Review by Woodrow Phoenix
In his introduction to this book, Denis Kitchen writes about the response from “all segments of the comics industry” when he began publishing collections of Nancy comics in the late 1980s: “Reactions were swift: the co-publishers of Fantagraphics thought I had lost my marbles. Ardent fans of The Spirit and Flash Gordon recoiled at Kitchen Sink also publishing ‘dumb’ Nancy strips. Retailers who stocked all our other titles expressed hesitancy to display Nancy Eats Food or How Sluggo Survives! The mere thought of adding Bums, Beatniks and Hippies to their otherwise respectable libraries evidently gave shivers to some collectors … I followed my own instincts publishing five volumes of Bushmiller’s Nancy. Despite resistance in the comic shop market, they sold in the mass market.” Fantagraphics of course saw the light 20 years later with their three volumes of Nancy reprints, but it’s taken another ten for this latest collection to arrive.
New York Review Comics publishes new editions of “out-of-print masterpieces” and Nancy and Sluggo’s Guide to Life is selections from the long out of print Kitchen Sink editions, as well as many more newly selected cartoons never reprinted before. The Fantagraphics volumes were valuable for reprinting strips in chronological order, showing how the daily ingenuity of Ernie Bushmiller’s process wrung every possible derivation from the chosen prop of the week. But they were early Nancy. There was still quite a lot of conventional narrative anchoring the strip to everyday life. The surreal and nutty jokefest was just starting to really get cooking by 1950, as Bushmiller’s drawing became more modular, more cleanly geometric, his props more symbolic and the expression of his ideas more conceptually extreme. This volume is a ‘best of’ that roams freely through all the decades of the strip, but because of the organisation of the material into categories –Money, Food, and Sleep – it all feels very coherent and the themed selections intensify the humour to hallucinogenic heights by the final pages.

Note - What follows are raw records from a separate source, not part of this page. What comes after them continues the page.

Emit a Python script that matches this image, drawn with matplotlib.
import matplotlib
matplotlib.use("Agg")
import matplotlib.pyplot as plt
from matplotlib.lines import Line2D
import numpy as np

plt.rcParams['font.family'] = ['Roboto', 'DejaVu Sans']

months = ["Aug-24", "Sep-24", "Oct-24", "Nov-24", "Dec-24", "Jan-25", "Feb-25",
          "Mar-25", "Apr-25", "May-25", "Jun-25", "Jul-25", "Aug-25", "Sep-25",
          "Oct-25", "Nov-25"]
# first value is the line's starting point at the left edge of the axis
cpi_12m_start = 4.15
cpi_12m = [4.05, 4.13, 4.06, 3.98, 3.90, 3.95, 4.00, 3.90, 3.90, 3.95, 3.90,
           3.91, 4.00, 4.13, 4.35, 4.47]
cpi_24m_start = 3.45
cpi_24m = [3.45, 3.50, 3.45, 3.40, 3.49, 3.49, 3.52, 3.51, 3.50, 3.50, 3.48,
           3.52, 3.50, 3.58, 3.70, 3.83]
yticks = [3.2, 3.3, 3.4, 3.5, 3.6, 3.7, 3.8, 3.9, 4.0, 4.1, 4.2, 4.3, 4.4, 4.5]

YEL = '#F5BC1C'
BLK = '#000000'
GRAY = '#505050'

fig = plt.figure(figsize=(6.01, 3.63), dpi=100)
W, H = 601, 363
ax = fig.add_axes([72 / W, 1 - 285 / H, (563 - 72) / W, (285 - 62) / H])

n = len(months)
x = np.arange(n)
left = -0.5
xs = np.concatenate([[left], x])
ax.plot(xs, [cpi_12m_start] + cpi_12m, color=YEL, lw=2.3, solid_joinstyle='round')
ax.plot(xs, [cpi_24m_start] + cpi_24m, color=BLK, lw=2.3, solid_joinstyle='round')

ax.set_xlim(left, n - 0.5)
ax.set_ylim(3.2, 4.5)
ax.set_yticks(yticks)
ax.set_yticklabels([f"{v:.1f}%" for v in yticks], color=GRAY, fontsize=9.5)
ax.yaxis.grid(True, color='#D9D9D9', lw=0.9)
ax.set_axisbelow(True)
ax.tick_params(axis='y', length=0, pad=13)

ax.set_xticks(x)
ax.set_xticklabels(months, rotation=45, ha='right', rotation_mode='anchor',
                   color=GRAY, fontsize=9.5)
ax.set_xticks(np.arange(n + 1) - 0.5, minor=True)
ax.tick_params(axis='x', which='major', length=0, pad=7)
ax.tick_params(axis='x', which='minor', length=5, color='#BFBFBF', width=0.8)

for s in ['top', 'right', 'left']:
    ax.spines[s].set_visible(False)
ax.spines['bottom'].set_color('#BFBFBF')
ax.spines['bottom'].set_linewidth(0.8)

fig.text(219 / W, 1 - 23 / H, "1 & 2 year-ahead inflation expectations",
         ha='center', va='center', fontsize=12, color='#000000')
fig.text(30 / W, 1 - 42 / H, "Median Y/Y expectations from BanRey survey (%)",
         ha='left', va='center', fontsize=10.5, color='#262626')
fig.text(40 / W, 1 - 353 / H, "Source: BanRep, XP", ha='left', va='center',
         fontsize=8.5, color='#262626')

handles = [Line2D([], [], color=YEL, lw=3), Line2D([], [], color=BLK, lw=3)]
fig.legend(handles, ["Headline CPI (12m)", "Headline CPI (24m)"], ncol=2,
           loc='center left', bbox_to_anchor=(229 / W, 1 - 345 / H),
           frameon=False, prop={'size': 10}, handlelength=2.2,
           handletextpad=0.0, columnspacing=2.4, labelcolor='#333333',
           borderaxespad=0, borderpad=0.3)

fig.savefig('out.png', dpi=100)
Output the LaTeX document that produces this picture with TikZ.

The ideaspace that these comics float through so clearly reflects their time period that it’s hard to understand why ordinary readers ‘got’ Bushmiller’s approach so strongly while his contemporaries in the industry didn’t. Perhaps he was just too far ahead of the professional wisdom about what constituted appropriate style and content in the newspaper strips of his time. If you compare the brilliantly relentless escalation that’s a feature of Nancy to every other American newspaper strip of the 1950s through the 1970s there is nothing that is on the same daring and imaginative level. This book is a powerful demonstration of what comics can do conceptually, questioning the relationship between images and what they represent as no other medium can. Read it and be amazed while being thoroughly entertained.
If you aren’t the analytical type, no evaluation is required and Bushmiller would probably prefer you didn’t try anyway. Just enjoy the jokes. You’re welcome.